Strasburg went 5-3 with a 2.92 ERA before getting injured last season. He struck out a ridiculous 92 batters in only 68 innings.
Strasburg should be back in action to start the 2012 season.
The Diamondbacks drafted Justin Upton as a shortstop out of high-school but he was moved to the outfield before ever playing a game in Arizona.
Upton has made one All-Star appearance in his short career but he appears to finally be coming into his own.
He is a legitimate threat for 30 HR/30 SB if he can stay healthy and is one of the best five-tool threats in MLB. To date, Upton owns a .272 career batting average with 71 home runs.
David Price has quickly established himself as one of the best pitchers in MLB.
The powerful southpaw went 19-6 with a 2.72 ERA in 2010 while leading the Tampa Bay Rays to the playoffs for the second time in three seasons.
During the 2008 season, Price earned a victory and two saves in the postseason as the Rays lost in the World Series.
Price was elected the AL starter for the 2010 MLB All-Star game.
When healthy, Joe Mauer is everything the Twins hoped he would be when they selected him first overall in the 2001 draft.
The three-time AL Batting Champion and former AL MVP owns a .326 career batting average and has made four All-Star game appearances.

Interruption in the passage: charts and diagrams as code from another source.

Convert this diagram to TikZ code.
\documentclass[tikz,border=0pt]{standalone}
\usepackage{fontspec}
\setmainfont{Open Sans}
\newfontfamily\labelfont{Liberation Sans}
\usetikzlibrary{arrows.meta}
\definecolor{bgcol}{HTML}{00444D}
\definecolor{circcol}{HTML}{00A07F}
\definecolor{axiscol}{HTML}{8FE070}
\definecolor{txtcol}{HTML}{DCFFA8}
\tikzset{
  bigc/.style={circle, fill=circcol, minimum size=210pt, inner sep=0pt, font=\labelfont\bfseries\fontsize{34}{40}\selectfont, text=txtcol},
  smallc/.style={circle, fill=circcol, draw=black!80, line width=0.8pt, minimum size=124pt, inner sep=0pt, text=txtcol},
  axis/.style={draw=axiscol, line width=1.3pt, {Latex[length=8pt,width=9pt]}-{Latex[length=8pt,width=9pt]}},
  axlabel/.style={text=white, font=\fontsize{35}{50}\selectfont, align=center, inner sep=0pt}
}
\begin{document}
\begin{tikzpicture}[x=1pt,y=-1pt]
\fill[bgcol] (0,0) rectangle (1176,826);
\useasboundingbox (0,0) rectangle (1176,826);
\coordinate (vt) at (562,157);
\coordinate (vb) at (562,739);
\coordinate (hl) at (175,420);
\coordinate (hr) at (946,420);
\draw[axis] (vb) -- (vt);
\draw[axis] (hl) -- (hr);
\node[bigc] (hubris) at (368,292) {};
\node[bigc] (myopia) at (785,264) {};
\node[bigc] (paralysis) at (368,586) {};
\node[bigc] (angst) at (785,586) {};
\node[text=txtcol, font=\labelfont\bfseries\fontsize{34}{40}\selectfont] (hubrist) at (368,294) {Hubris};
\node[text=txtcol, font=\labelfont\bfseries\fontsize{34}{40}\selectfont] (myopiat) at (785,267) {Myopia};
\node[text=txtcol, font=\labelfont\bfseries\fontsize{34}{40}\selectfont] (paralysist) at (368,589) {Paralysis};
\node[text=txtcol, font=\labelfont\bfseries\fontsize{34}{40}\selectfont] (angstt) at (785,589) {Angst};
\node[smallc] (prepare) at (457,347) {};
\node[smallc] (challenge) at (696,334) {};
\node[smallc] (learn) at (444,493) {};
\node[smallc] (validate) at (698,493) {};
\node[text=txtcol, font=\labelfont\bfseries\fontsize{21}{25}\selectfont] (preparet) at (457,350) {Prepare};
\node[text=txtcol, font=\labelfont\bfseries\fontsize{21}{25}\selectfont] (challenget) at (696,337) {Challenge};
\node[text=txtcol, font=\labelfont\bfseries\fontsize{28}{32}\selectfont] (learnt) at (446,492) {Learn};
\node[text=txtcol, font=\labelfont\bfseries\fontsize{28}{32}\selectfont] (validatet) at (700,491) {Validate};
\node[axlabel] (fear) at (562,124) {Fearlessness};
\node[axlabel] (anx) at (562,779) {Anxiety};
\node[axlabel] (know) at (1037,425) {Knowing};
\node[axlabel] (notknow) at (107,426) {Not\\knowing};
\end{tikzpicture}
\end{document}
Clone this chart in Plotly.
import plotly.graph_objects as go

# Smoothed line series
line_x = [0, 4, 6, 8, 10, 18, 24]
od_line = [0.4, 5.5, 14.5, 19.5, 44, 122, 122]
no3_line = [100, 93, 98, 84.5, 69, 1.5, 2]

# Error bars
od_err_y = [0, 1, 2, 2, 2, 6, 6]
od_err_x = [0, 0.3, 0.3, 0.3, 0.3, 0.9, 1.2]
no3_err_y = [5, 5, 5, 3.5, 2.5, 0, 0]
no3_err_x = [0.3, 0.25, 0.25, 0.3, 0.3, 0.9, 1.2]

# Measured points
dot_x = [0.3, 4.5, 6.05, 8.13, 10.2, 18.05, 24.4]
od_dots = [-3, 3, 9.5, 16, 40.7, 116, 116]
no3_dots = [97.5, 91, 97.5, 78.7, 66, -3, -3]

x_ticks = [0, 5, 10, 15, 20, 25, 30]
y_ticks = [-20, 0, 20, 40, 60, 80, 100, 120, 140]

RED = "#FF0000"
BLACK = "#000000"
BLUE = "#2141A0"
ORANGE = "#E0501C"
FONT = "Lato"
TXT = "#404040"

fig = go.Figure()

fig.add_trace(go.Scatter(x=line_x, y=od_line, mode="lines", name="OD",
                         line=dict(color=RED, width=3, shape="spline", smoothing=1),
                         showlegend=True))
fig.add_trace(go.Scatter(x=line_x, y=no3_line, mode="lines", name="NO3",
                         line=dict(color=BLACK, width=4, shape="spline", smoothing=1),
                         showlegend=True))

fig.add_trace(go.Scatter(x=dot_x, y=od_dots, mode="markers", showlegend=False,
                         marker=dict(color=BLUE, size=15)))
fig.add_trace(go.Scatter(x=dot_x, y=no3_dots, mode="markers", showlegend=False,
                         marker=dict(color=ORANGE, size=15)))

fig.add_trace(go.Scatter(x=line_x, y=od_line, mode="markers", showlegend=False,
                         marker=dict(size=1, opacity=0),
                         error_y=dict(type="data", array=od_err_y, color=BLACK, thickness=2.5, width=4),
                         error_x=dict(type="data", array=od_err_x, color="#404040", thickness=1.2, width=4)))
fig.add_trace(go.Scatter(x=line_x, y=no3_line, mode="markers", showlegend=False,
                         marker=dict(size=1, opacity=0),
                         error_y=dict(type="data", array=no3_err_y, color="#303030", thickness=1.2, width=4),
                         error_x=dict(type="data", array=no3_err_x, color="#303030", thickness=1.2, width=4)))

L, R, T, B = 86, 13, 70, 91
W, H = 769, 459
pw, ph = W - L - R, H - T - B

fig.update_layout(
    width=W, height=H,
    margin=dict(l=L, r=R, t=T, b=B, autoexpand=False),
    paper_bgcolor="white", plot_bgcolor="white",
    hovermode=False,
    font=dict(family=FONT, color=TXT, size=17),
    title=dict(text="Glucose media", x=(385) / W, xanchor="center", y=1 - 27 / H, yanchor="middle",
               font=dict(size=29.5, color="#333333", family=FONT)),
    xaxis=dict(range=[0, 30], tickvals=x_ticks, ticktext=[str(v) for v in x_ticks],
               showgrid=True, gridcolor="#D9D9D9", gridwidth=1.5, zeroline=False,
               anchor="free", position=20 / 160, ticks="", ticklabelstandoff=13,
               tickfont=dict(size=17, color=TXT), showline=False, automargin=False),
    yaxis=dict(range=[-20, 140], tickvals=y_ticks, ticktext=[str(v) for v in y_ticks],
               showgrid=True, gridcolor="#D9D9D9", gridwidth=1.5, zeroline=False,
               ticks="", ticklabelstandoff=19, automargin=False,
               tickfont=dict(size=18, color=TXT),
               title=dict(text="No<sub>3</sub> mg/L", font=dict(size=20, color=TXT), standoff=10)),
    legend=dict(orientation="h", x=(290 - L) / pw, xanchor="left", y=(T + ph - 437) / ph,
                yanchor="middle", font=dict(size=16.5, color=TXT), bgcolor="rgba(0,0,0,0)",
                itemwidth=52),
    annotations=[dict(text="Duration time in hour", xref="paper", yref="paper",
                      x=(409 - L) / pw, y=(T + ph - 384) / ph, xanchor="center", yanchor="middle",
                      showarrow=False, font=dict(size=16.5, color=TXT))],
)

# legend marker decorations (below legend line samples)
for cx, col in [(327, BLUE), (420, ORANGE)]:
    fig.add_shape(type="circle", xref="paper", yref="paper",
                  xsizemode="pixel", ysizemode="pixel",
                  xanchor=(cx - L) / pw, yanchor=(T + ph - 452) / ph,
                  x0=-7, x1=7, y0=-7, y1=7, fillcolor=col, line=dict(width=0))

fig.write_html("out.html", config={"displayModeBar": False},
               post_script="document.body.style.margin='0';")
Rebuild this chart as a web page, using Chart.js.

In 2009, Mauer became the first catcher in MLB history to lead the league in batting average, on-base percentage and slugging percentage in the same season.
Josh Hamilton was one of the most talented players ever drafted—but his route to the big leagues took some detours before he finally found a home with the Texas Rangers.
After ridding himself of his inner demons, Hamilton has established himself as one of the best players in the game today.
The 2010 AL MVP has made the past three All-Star games and led the Texas Rangers to the World Series last season.
Until I began researching the last 20 first overall draft picks, I had no idea Adrian Gonzalez was taken first overall by the Florida Marlins.
He never played a game with the Marlins before being traded to the Texas Rangers for the 2004 season—where he played in a total of 59 unsuccessful games before going to the San Diego Padres.
A-Gon spent five years turning himself into one of the best first baseman in MLB and is now a leading AL MVP candidate for the Boston Red Sox.
Alex Rodriguez is one of the greatest players in the history of MLB.
He currently sits at 623 home runs and—barring injury—should have no problem taking down the career home runs record held by Barry Bonds.
A-Rod has made 13 All-Star games, won three AL MVP awards and is by far the greatest first overall draft pick in the past 20 years.